The ability to pinpoint a device’s position on Earth has become a foundational layer for nearly all modern digital experiences. This positional awareness enables a vast ecosystem of interconnected services that rely on knowing exactly where a user or object is located. Location data drives convenience and connectivity, translating physical space into actionable digital coordinates for countless applications.
Defining the Location Server
A Location Server functions as the specialized, central data infrastructure that manages the entire lifecycle of positional information. This system, consisting of powerful hardware and software, is the authoritative source for geographic coordinates. Its core purpose is to receive raw data streams from various devices like smartphones, vehicles, and IoT sensors.
The server processes this incoming data, verifying its accuracy and timeliness before converting it into a standardized, usable format. It then stores this precise location information, mapping it to a specific device identifier for instantaneous retrieval by authorized services. This mechanism translates a device’s physical location into digital coordinates that applications can utilize.
How Location Data is Determined
Servers employ a layered approach, utilizing several mechanisms, often combined for greater accuracy, to determine a precise location. The most accurate method relies on the Global Positioning System (GPS). A device’s receiver measures the time delay of signals from at least three orbiting satellites to calculate a two-dimensional position through trilateration. If four or more satellites are locked, the device can also determine its altitude, providing a three-dimensional fix accurate to within a few meters outdoors.
When satellite signals are obstructed, the server relies on terrestrial infrastructure. Cellular network location uses triangulation, where a mobile device communicates with multiple cell towers. Algorithms calculate the device’s position based on the relative signal strength from at least three known tower locations. This cell-based method offers a rougher estimate, typically ranging from 500 to 1500 meters, but serves as a rapid backup or assist to GPS acquisition.

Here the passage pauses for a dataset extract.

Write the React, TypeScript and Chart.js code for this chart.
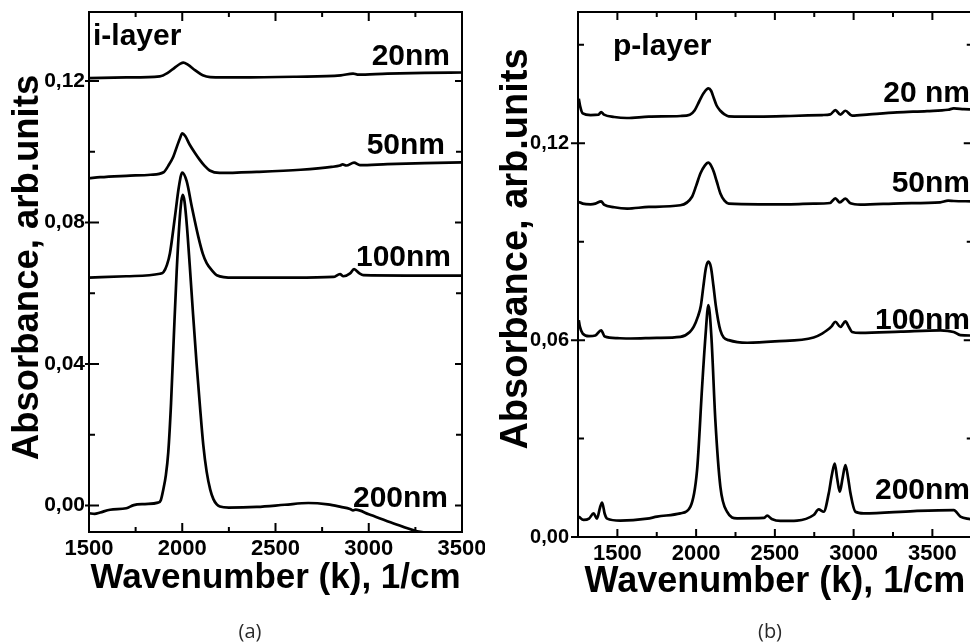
import React, { useEffect, useRef } from 'react';
import { Chart, registerables } from 'chart.js';

Chart.register(...registerables);

// ---------- Panel (a): i-layer ----------
const wnA20 = [1500, 1700, 1880, 1920, 1960, 1990, 2006, 2030, 2070, 2110, 2150, 2300, 2600, 2850, 2916, 2940, 3100, 3300, 3500];
const absA20 = [0.1208, 0.121, 0.1213, 0.1222, 0.1238, 0.1249, 0.1252, 0.1246, 0.123, 0.1216, 0.1211, 0.121, 0.1212, 0.1216, 0.1221, 0.1218, 0.1221, 0.1223, 0.1224];

const wnA50 = [1500, 1560, 1700, 1830, 1900, 1925, 1952, 1975, 1988, 2000, 2015, 2041, 2070, 2094, 2120, 2147, 2200, 2400, 2635, 2800, 2846, 2860, 2880, 2921, 2953, 3100, 3300, 3500];
const absA50 = [0.0925, 0.0928, 0.0932, 0.0935, 0.0942, 0.096, 0.0986, 0.102, 0.1038, 0.1052, 0.1045, 0.1019, 0.0995, 0.0977, 0.096, 0.0947, 0.094, 0.0943, 0.0949, 0.0957, 0.0961, 0.0964, 0.0961, 0.0969, 0.0962, 0.0965, 0.0968, 0.097];

const wnA100 = [1500, 1700, 1880, 1900, 1918, 1934, 1961, 1982, 2000, 2024, 2051, 2086, 2110, 2131, 2160, 2185, 2274, 2600, 2810, 2846, 2864, 2900, 2921, 2950, 2971, 3200, 3500];
const absA100 = [0.0644, 0.0648, 0.0655, 0.066, 0.068, 0.0713, 0.0817, 0.0901, 0.0941, 0.0916, 0.0845, 0.076, 0.0712, 0.0685, 0.0664, 0.0651, 0.0644, 0.0644, 0.0646, 0.0654, 0.0648, 0.0656, 0.0668, 0.0656, 0.0651, 0.065, 0.065];

const wnA200 = [1500, 1530, 1560, 1613, 1700, 1740, 1800, 1870, 1885, 1898, 1912, 1925, 1940, 1955, 1970, 1985, 1995, 2003, 2012, 2025, 2040, 2058, 2077, 2095, 2113, 2131, 2150, 2167, 2185, 2202, 2250, 2400, 2550, 2676, 2780, 2850, 2900, 2916, 2930, 3000, 3130, 3259, 3346, 3400];
const absA200 = [-0.0022, -0.0024, -0.002, -0.0012, -0.0008, 0.0001, 0.0004, 0.0008, 0.0015, 0.0044, 0.0085, 0.015, 0.029, 0.048, 0.066, 0.08, 0.086, 0.0878, 0.086, 0.079, 0.068, 0.054, 0.04, 0.028, 0.017, 0.0095, 0.0045, 0.0018, 0.0003, -0.0003, -0.0006, -0.0004, 0.0002, 0.0007, 0.0003, -0.0004, -0.001, -0.0014, -0.0012, -0.0025, -0.005, -0.0073, -0.008, -0.009];

const xTicksA = [1500, 2000, 2500, 3000, 3500];
const xMinorA = [1750, 2250, 2750, 3250];
const yTicksA = [0, 0.04, 0.08, 0.12];
const yMinorA = [0.02, 0.06, 0.1];

// ---------- Panel (b): p-layer ----------
const wnB20 = [1255, 1265, 1280, 1330, 1380, 1397, 1415, 1480, 1560, 1700, 1900, 1960, 1990, 2020, 2048, 2078, 2095, 2112, 2130, 2154, 2180, 2207, 2400, 2600, 2800, 2852, 2884, 2916, 2948, 2990, 3100, 3276, 3466, 3600, 3636, 3700, 3750];
const absB20 = [0.1336, 0.131, 0.1291, 0.1286, 0.1287, 0.1295, 0.1287, 0.128, 0.1277, 0.1281, 0.1283, 0.1287, 0.13, 0.1328, 0.1353, 0.1367, 0.136, 0.1338, 0.1315, 0.1299, 0.1288, 0.1282, 0.1281, 0.1283, 0.1286, 0.1288, 0.1301, 0.1287, 0.1299, 0.1284, 0.1288, 0.1294, 0.1298, 0.1302, 0.1306, 0.1304, 0.1303];

const wnB50 = [1255, 1280, 1330, 1360, 1397, 1415, 1480, 1562, 1700, 1900, 1974, 2000, 2027, 2055, 2078, 2095, 2112, 2130, 2154, 2180, 2207, 2400, 2600, 2746, 2850, 2884, 2912, 2948, 2980, 3043, 3300, 3550, 3600, 3636, 3750];
const absB50 = [0.1021, 0.1016, 0.1014, 0.1016, 0.1023, 0.1013, 0.1005, 0.1001, 0.1006, 0.1011, 0.1037, 0.107, 0.1108, 0.1132, 0.1141, 0.1132, 0.1113, 0.1085, 0.1047, 0.1025, 0.1016, 0.1014, 0.1014, 0.1016, 0.1018, 0.1032, 0.102, 0.1031, 0.1017, 0.1013, 0.1017, 0.102, 0.1025, 0.1024, 0.1023];

const wnB100 = [1255, 1262, 1280, 1320, 1360, 1397, 1420, 1500, 1583, 1750, 1900, 1960, 1985, 2010, 2030, 2045, 2062, 2078, 2094, 2110, 2125, 2140, 2154, 2175, 2207, 2324, 2500, 2746, 2800, 2831, 2860, 2884, 2916, 2948, 2970, 2990, 3043, 3300, 3551, 3635, 3678, 3750];
const absB100 = [0.0661, 0.0641, 0.062, 0.0612, 0.0614, 0.063, 0.0611, 0.0606, 0.0605, 0.0607, 0.061, 0.0625, 0.0641, 0.067, 0.0705, 0.076, 0.082, 0.0839, 0.0822, 0.0765, 0.0705, 0.066, 0.063, 0.0608, 0.06, 0.0592, 0.0596, 0.0608, 0.062, 0.063, 0.0642, 0.0656, 0.064, 0.0657, 0.064, 0.0625, 0.0622, 0.0626, 0.063, 0.0625, 0.0615, 0.0614];

const wnB200 = [1255, 1285, 1320, 1349, 1370, 1390, 1403, 1420, 1435, 1519, 1689, 1752, 1900, 1963, 2006, 2038, 2059, 2078, 2097, 2122, 2154, 2196, 2260, 2430, 2451, 2480, 2535, 2641, 2746, 2778, 2810, 2842, 2862, 2880, 2895, 2912, 2930, 2948, 2965, 2980, 3011, 3064, 3382, 3636, 3678, 3741];
const absB200 = [0.0062, 0.0052, 0.0056, 0.0072, 0.0056, 0.009, 0.0105, 0.007, 0.0056, 0.005, 0.0056, 0.0062, 0.0072, 0.0092, 0.0204, 0.0458, 0.061, 0.0707, 0.061, 0.0356, 0.0153, 0.0077, 0.0057, 0.0058, 0.0065, 0.0055, 0.0049, 0.005, 0.0067, 0.0084, 0.0077, 0.0133, 0.019, 0.0224, 0.018, 0.0138, 0.018, 0.0219, 0.018, 0.0133, 0.0077, 0.0072, 0.0079, 0.0082, 0.0062, 0.0054];

const xTicksB = [1500, 2000, 2500, 3000, 3500];
const xMinorB = [1750, 2250, 2750, 3250];
const yTicksB = [0, 0.06, 0.12];
const yMinorB = [0.03, 0.09, 0.15];

const FONT = '"Liberation Sans", Arial, Helvetica, sans-serif';
const H = 643;

type Label = { text: string; x: number; y: number; align: CanvasTextAlign };

type PanelCfg = {
  left: number;
  width: number;
  area: { left: number; right: number; top: number; bottom: number };
  xMin: number; xMax: number; yMin: number; yMax: number;
  series: { wn: number[]; abs: number[] }[];
  xTicks: number[]; xMinor: number[]; yTicks: number[]; yMinor: number[];
  xTitleSize: number; xTitlePad: number;
  yTickSize: number; yTickPad: number;
  yTitleSize: number; yTitleX: number; yTitleY: number;
  tickIn: { xMaj: number; xMin: number; yMajIn: number; yMajOut: number; yMin: number; rMaj: number; rMin: number };
  labels: Label[];
  letter: { text: string; x: number; y: number };
};

const panelA: PanelCfg = {
  left: 0,
  width: 485,
  area: { left: 89, right: 462, top: 12, bottom: 532 },
  xMin: 1500, xMax: 3500, yMin: -0.0075, yMax: 0.1395,
  series: [
    { wn: wnA20, abs: absA20 },
    { wn: wnA50, abs: absA50 },
    { wn: wnA100, abs: absA100 },
    { wn: wnA200, abs: absA200 },
  ],
  xTicks: xTicksA, xMinor: xMinorA, yTicks: yTicksA, yMinor: yMinorA,
  xTitleSize: 35, xTitlePad: 44,
  yTickSize: 21, yTickPad: 4,
  yTitleSize: 36.5, yTitleX: 37.5, yTitleY: 267.5,
  tickIn: { xMaj: 9, xMin: 5, yMajIn: 10, yMajOut: 4, yMin: 6, rMaj: 7, rMin: 6 },
  labels: [
    { text: 'i-layer', x: 93, y: 45, align: 'left' },
    { text: '20nm', x: 450, y: 65, align: 'right' },
    { text: '50nm', x: 445, y: 154, align: 'right' },
    { text: '100nm', x: 451, y: 266, align: 'right' },
    { text: '200nm', x: 448, y: 507, align: 'right' },
  ],
  letter: { text: '(a)', x: 250, y: 632 },
};

const panelB: PanelCfg = {
  left: 485,
  width: 500,
  area: { left: 93, right: 486.75, top: 12, bottom: 537 },
  xMin: 1250, xMax: 3750, yMin: 0, yMax: 0.16,
  series: [
    { wn: wnB20, abs: absB20 },
    { wn: wnB50, abs: absB50 },
    { wn: wnB100, abs: absB100 },
    { wn: wnB200, abs: absB200 },
  ],
  xTicks: xTicksB, xMinor: xMinorB, yTicks: yTicksB, yMinor: yMinorB,
  xTitleSize: 36, xTitlePad: 39,
  yTickSize: 20, yTickPad: 9,
  yTitleSize: 38, yTitleX: 41.7, yTitleY: 249,
  tickIn: { xMaj: 8, xMin: 5, yMajIn: 7, yMajOut: 7, yMin: 6, rMaj: 8, rMin: 5 },
  labels: [
    { text: 'p-layer', x: 128, y: 55, align: 'left' },
    { text: '20 nm', x: 485, y: 102, align: 'right' },
    { text: '50nm', x: 485, y: 192, align: 'right' },
    { text: '100nm', x: 485, y: 329, align: 'right' },
    { text: '200nm', x: 485, y: 499, align: 'right' },
  ],
  letter: { text: '(b)', x: 285, y: 632 },
};

function decorPlugin(cfg: PanelCfg) {
  return {
    id: 'decor',
    afterDraw(chart: any) {
      const ctx: CanvasRenderingContext2D = chart.ctx;
      const { left, right, top, bottom } = chart.chartArea;
      const xs = chart.scales.x;
      const ys = chart.scales.y;
      const t = cfg.tickIn;
      ctx.save();
      ctx.strokeStyle = '#000';
      ctx.lineWidth = 2;
      ctx.strokeRect(left, top, right - left, bottom - top);
      ctx.beginPath();
      for (const v of cfg.xTicks) {
        const p = xs.getPixelForValue(v);
        ctx.moveTo(p, bottom); ctx.lineTo(p, bottom - t.xMaj);
        ctx.moveTo(p, top); ctx.lineTo(p, top + t.xMaj);
      }
      for (const v of cfg.xMinor) {
        const p = xs.getPixelForValue(v);
        ctx.moveTo(p, bottom); ctx.lineTo(p, bottom - t.xMin);
        ctx.moveTo(p, top); ctx.lineTo(p, top + t.xMin);
      }
      for (const v of cfg.yTicks) {
        const p = ys.getPixelForValue(v);
        ctx.moveTo(left - t.yMajOut, p); ctx.lineTo(left + t.yMajIn, p);
        ctx.moveTo(right, p); ctx.lineTo(right - t.rMaj, p);
      }
      for (const v of cfg.yMinor) {
        const p = ys.getPixelForValue(v);
        ctx.moveTo(left, p); ctx.lineTo(left + t.yMin, p);
        ctx.moveTo(right, p); ctx.lineTo(right - t.rMin, p);
      }
      ctx.stroke();

      ctx.fillStyle = '#000';
      ctx.textBaseline = 'alphabetic';
      ctx.font = `bold 30px ${FONT}`;
      for (const l of cfg.labels) {
        ctx.textAlign = l.align;
        ctx.fillText(l.text, l.x, l.y);
      }

      ctx.save();
      ctx.translate(cfg.yTitleX, cfg.yTitleY);
      ctx.rotate(-Math.PI / 2);
      ctx.textAlign = 'center';
      ctx.font = `bold ${cfg.yTitleSize}px ${FONT}`;
      ctx.fillText('Absorbance, arb.units', 0, 0);
      ctx.restore();

      ctx.fillStyle = '#2a2a2a';
      ctx.font = '20px "Open Sans", "Noto Sans", sans-serif';
      ctx.textAlign = 'center';
      ctx.textBaseline = 'middle';
      ctx.fillText(cfg.letter.text, cfg.letter.x, cfg.letter.y);
      ctx.restore();
    },
  };
}

function buildConfig(cfg: PanelCfg): any {
  const fmtY = (v: any) => Number(v).toFixed(2).replace('.', ',');
  return {
    type: 'line',
    data: {
      datasets: cfg.series.map((s) => ({
        data: s.wn.map((x, i) => ({ x, y: s.abs[i] })),
        borderColor: '#000',
        borderWidth: 2.7,
        pointRadius: 0,
        fill: false,
        cubicInterpolationMode: 'monotone',
      })),
    },
    options: {
      responsive: false,
      maintainAspectRatio: false,
      animation: false,
      events: [],
      layout: {
        padding: { left: 0, top: cfg.area.top, right: cfg.width - cfg.area.right, bottom: 0 },
      },
      plugins: { legend: { display: false }, tooltip: { enabled: false } },
      scales: {
        x: {
          type: 'linear',
          min: cfg.xMin,
          max: cfg.xMax,
          grid: { display: false, drawTicks: false, tickLength: 0 },
          border: { display: false },
          afterBuildTicks: (s: any) => { s.ticks = cfg.xTicks.map((v) => ({ value: v })); },
          afterFit: (s: any) => { s.height = H - cfg.area.bottom; s.paddingLeft = 0; s.paddingRight = 0; },
          ticks: {
            autoSkip: false, maxRotation: 0, minRotation: 0, padding: 4, color: '#000',
            font: { family: FONT, size: 22, weight: 'bold' },
            callback: (v: any) => String(v),
          },
          title: {
            display: true, text: 'Wavenumber (k), 1/cm', color: '#000',
            font: { family: FONT, size: cfg.xTitleSize, weight: 'bold' },
            padding: { top: 0, bottom: cfg.xTitlePad },
          },
        },
        y: {
          type: 'linear',
          min: cfg.yMin,
          max: cfg.yMax,
          grid: { display: false, drawTicks: false, tickLength: 0 },
          border: { display: false },
          afterBuildTicks: (s: any) => { s.ticks = cfg.yTicks.map((v) => ({ value: v })); },
          afterFit: (s: any) => { s.width = cfg.area.left; s.paddingTop = 0; s.paddingBottom = 0; },
          ticks: {
            autoSkip: false, padding: cfg.yTickPad, color: '#000',
            font: { family: FONT, size: cfg.yTickSize, weight: 'bold' },
            callback: fmtY,
          },
        },
      },
    },
    plugins: [decorPlugin(cfg)],
  };
}

function Panel({ cfg }: { cfg: PanelCfg }) {
  const ref = useRef<HTMLCanvasElement>(null);
  useEffect(() => {
    const chart = new Chart(ref.current as HTMLCanvasElement, buildConfig(cfg));
    return () => chart.destroy();
  }, [cfg]);
  return (
    <canvas
      ref={ref}
      width={cfg.width}
      height={H}
      style={{ position: 'absolute', left: cfg.left, top: 0, width: cfg.width, height: H }}
    />
  );
}

export default function App() {
  return (
    <div
      style={{
        position: 'fixed', left: 0, top: 0, width: 970, height: H,
        overflow: 'hidden', background: '#fff',
      }}
    >
      <Panel cfg={panelA} />
      <Panel cfg={panelB} />
    </div>
  );
}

Wi-Fi positioning provides a more granular solution, particularly indoors where GPS signals cannot penetrate. The device scans for nearby Wi-Fi access points and sends their unique MAC addresses and signal strengths to the location server. The server cross-references this information against a vast database of known Wi-Fi router locations to pinpoint the device’s position with high precision.
IP address geolocation provides a general, less precise location when a device is connected to the internet but lacks a strong radio signal. This method maps the device’s assigned internet protocol address to a known geographic region or city.
Essential Applications of Location Services
The data processed by a location server forms the backbone of applications that impact personal safety and daily efficiency. One primary use is in Enhanced 911 (E911) or the European 112 emergency services, which automatically transmit a caller’s dispatchable location to the Public Safety Answering Point (PSAP).
Modern systems like Emergency Location Service (ELS) use a combination of GPS, Wi-Fi, and cell data to deliver highly accurate coordinates. This includes the caller’s vertical position (Z-axis) inside a multi-story building, which is necessary for first responders. Reducing emergency response time is crucial for improving outcomes.
Location servers are also fundamental to modern navigation and mapping platforms. They process real-time positional data from thousands of users to generate accurate traffic flows and dynamically recalculate optimal driving or walking routes. This continuous feedback loop allows for instantaneous adjustments based on road conditions, helping users avoid congestion.
Location services enable highly personalized, localized content delivery. This tailors the digital world to a user’s immediate surroundings, including hyper-local weather forecasts, news updates, or retail offers from nearby stores. Content Delivery Networks (CDNs) also use location intelligence to route user requests to the closest physical server, ensuring fast loading times for websites and applications.
Protecting Personal Location Information
The infrastructure incorporates several layers of protection to safeguard user privacy due to the sensitive nature of location data. Users retain granular control over which applications are granted permission to access their location, often through device-level opt-in or opt-out settings. This management allows individuals to restrict data collection to only necessary instances.
Location servers employ advanced data anonymization techniques before using information for analytics or sharing with third parties. Data aggregation is a common method that combines location data from numerous users so individual movements are obscured within a larger statistical pattern.
Differential privacy adds statistical “noise” to the data. This ensures that while overall trends remain accurate for services like traffic monitoring, the information cannot be reverse-engineered to identify any single person.
For less precise tracking, IP address anonymization is used, which involves masking or removing the specific host portion of the internet protocol address. The transmission of location data between a device and the server is secured using robust encryption protocols, creating a secure channel protected from interception.